Она вернулась через три недели, отдохнувшая, загорелая, устроила приличные похороны. И, не пряча глаз, полушутя жаловалась приятельницам, что за вредная женщина была ее мать: вещи свои раздавала направо-налево, будто специально, чтоб дочери не достались, а напоследок еще и отпуск ухитрилась испакостить.
Наследства мать Лены Ионовны действительно не оставила. После се смерти в шкатулке, к которой никому не позволялось прикасаться, нашлись серебряные мелочи: тонкая витая цепочка, резное кольцо со старинным, темным, как горный мед, янтарем, прабабкина брошь-камея ручной работы.
Самое ценное, похоже, досталось мне: негромкий, чуть дрожащий голос на тоненькой намагниченной ленте.
«Вспоминать так трудно… Какой Иона был? Он был добрый и любил меня. И когда он умер, из меня как будто… душа ушла, что ли…
Знаете, мне пришлось отказаться от научной карьеры ради него. А я ведь была универсантка, вот только кончить университет не пришлось. Познакомились мы в Ленинграде, я в студенческие каникулы там гостила, и — зубы разболелись, пришлось пойти к дантисту. Сидела в очереди, читала книгу немецкую. А Иона подошел и заговорил со мной по-немецки. С чудовищным произношением! Он высокий был, плечи широченные. Я влюбилась, наверное от неожиданности, сразу.
Мы поженились быстро, тогда все быстро делалось, и я собралась переводиться в Ленинградский университет, чтобы продолжать учиться. Иона, правда, уже заканчивал курс в морском училище, но мы надеялись, он останется в Ленинграде. Все же морской город. Или в крайнем случае в Кронштадте. А его после училища, как назло, послали в Севастополь. Ну и я… я уже беременная была, одной в Ленинграде оставаться как-то ненадежно показалось.
Родители его жили в крошечном городишке, на Азовском море. Когда Ляля должна была родиться, он увез меня к своей матери. Боялся, что мне трудно будет одной с ребенком. Первый год мы с Лялей там прожили, а Иона приезжал, когда мог. А потом его перевели на другую работу, и мы все вместе уже поехали.

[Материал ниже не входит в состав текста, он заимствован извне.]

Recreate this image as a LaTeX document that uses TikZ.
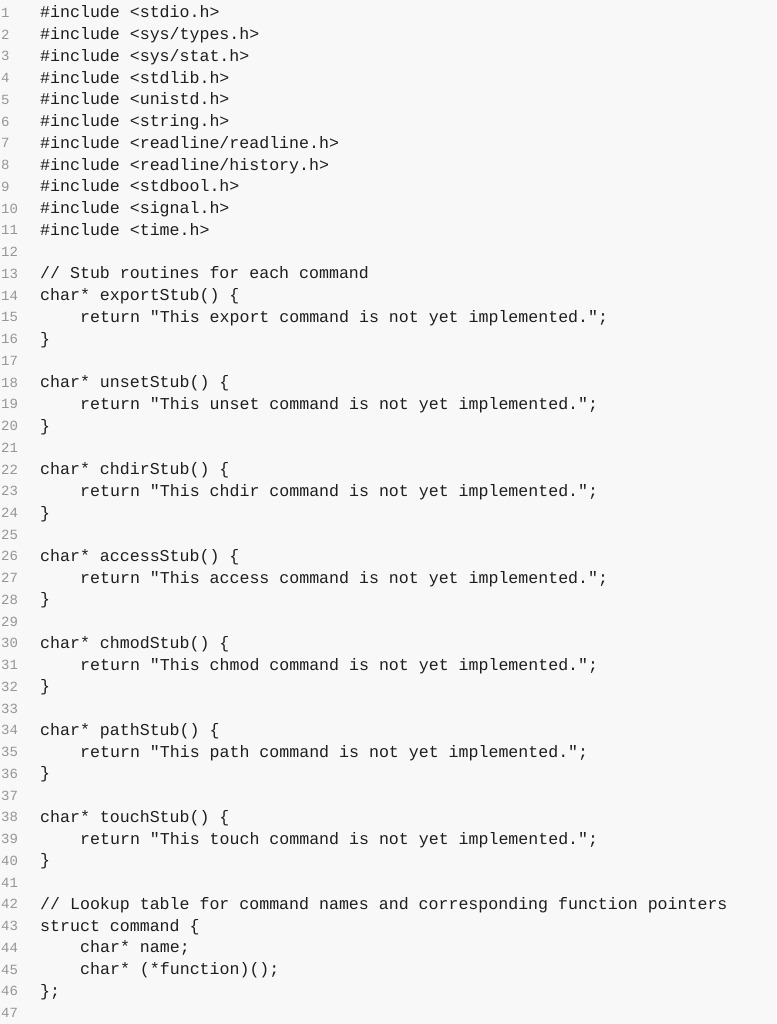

Конечно, Иона очень гордился, что ему такое доверие оказали. Время трудное было, враги кругом. Первое назначение было в Среднюю Азию, там американские инженеры что-то строили. Огромные, белокурые. Веселые. Я с ними беседы проводила, мне поручение такое дали. Рассказывала им, как хорошо стало жить после революции, когда все стали равными, и даже в армии старые звания отменены. Так оно и было, мне никогда не приходилось против совести поступать. Но они, конечно, под влиянием буржуазной пропаганды. Трудно было объяснять им, почему не нужно людям денег, когда такой энтузиазм, когда они новое будущее строят, о котором еще в восемнадцатом веке мечтали.